Task statement: A single number is the answer here: how many lines of the entries contain "this"?
# Start of Input rows
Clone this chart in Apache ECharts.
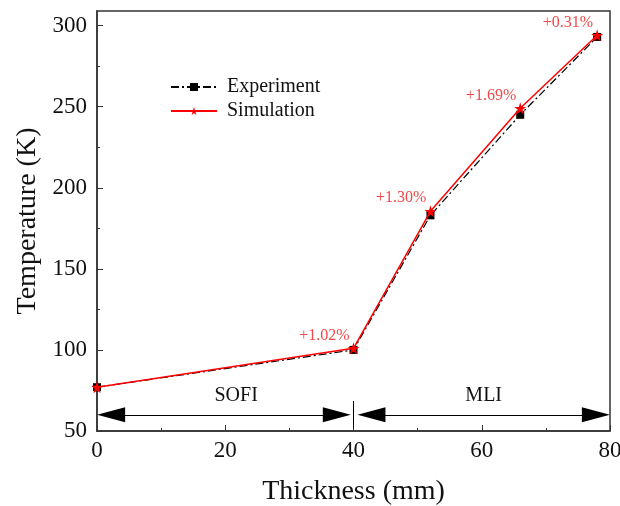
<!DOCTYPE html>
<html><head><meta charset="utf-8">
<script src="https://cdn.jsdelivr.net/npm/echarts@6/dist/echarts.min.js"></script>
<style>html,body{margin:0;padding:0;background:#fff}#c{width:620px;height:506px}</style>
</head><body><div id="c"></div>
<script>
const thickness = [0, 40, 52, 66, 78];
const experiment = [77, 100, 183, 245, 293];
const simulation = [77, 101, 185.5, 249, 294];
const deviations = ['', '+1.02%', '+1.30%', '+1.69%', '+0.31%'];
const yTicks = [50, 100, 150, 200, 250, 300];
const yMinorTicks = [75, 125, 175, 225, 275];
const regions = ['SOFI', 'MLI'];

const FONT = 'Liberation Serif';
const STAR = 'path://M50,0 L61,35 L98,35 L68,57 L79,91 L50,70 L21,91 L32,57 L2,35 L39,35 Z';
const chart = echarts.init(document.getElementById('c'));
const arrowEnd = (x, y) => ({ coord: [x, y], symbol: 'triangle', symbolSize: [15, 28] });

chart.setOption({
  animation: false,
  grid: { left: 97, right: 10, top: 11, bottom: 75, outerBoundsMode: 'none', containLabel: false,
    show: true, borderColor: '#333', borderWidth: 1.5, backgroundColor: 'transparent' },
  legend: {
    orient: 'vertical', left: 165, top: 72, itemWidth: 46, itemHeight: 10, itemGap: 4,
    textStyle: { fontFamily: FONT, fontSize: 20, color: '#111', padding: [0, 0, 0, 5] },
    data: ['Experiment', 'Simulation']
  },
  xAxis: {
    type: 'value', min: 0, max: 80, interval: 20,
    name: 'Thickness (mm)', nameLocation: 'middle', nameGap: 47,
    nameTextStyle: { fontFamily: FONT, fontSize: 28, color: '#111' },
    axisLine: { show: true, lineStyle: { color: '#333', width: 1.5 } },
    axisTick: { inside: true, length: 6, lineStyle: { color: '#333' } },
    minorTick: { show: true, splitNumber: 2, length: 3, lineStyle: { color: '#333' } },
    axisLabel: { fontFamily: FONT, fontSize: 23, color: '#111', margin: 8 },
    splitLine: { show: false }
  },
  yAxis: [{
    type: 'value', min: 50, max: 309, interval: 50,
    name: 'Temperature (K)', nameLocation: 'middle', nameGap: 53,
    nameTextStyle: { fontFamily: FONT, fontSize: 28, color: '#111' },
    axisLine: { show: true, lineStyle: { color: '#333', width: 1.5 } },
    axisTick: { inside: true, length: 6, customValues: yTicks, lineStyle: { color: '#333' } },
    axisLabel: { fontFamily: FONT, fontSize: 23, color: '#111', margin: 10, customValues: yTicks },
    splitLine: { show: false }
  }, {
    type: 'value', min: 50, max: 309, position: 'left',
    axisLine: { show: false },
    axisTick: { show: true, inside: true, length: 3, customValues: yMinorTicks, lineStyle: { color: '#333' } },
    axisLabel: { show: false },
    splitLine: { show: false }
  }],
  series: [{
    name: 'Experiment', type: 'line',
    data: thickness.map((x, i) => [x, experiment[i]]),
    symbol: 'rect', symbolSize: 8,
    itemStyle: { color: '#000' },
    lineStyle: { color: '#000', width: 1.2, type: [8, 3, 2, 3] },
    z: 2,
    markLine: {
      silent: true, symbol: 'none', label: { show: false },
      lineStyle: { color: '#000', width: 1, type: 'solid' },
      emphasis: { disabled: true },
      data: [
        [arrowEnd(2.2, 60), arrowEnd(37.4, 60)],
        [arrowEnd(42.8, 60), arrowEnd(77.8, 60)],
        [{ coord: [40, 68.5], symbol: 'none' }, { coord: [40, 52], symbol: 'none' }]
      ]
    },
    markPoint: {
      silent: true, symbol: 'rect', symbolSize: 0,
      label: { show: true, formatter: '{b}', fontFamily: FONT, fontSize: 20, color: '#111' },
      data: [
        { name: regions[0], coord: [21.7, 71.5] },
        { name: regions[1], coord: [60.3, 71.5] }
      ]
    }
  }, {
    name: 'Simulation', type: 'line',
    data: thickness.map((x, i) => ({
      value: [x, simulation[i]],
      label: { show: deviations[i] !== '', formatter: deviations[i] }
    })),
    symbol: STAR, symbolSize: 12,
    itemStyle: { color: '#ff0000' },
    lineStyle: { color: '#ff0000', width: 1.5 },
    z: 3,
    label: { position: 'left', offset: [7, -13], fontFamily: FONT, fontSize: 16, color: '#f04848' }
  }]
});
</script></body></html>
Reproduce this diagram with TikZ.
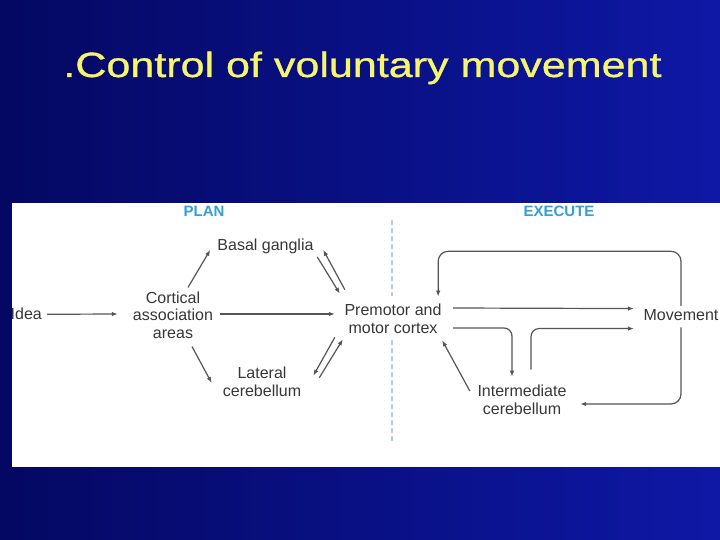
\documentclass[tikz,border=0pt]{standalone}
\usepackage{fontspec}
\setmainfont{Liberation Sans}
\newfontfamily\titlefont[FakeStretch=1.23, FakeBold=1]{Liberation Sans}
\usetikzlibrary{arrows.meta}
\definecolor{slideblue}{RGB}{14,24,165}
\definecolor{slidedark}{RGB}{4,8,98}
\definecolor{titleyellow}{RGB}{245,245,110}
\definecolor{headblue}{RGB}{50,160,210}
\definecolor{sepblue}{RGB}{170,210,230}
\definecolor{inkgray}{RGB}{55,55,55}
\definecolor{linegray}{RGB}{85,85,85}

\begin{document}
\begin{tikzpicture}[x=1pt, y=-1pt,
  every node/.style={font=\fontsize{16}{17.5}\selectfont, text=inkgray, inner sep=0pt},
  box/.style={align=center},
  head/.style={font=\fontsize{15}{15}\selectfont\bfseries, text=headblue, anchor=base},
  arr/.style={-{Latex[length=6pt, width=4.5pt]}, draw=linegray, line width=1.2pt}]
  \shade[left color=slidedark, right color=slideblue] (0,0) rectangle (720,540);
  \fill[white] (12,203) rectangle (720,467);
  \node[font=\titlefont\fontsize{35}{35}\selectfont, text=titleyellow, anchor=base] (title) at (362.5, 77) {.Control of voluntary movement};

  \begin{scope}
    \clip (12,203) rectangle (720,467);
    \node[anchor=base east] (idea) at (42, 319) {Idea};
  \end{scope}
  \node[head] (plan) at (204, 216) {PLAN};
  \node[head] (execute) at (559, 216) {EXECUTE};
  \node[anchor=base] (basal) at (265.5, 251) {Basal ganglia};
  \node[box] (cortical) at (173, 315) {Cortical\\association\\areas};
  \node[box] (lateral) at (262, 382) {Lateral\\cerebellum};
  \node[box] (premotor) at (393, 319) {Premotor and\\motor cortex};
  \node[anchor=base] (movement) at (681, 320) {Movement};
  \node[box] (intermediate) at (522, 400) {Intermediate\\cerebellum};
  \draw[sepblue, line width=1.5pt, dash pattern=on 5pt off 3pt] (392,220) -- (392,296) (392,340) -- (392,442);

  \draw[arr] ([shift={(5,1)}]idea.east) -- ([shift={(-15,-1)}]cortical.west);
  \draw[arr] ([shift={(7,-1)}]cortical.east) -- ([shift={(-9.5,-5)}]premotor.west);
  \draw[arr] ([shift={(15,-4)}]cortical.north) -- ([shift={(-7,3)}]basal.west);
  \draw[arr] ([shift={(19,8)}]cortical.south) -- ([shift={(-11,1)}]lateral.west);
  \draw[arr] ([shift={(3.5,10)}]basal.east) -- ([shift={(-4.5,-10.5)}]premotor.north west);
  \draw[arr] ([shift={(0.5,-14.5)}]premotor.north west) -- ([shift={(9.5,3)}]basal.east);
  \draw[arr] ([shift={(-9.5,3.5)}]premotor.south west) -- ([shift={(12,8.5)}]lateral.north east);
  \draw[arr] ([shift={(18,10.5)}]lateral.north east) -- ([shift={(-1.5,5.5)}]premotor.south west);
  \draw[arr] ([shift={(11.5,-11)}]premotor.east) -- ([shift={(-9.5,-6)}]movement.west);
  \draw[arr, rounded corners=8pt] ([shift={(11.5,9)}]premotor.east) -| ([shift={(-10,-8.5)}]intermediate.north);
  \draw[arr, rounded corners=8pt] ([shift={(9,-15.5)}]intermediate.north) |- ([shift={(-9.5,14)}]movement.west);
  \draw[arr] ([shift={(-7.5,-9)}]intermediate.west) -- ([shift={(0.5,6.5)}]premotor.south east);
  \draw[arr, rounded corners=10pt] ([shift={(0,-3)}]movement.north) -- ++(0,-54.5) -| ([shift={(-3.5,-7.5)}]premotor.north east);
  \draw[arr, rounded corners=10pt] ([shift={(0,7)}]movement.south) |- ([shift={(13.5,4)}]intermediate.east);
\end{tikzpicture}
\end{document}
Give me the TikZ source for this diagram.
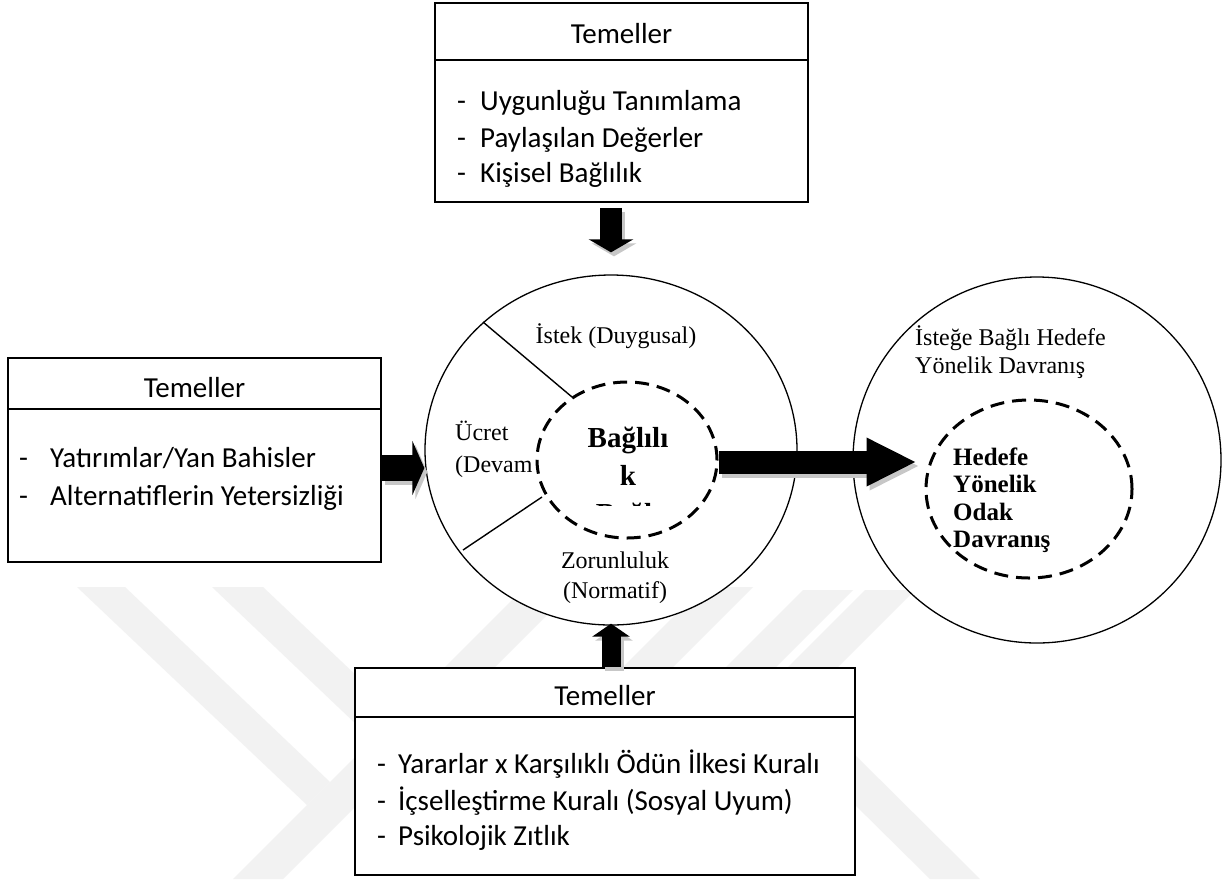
# End of Input rows
Exercise result: 3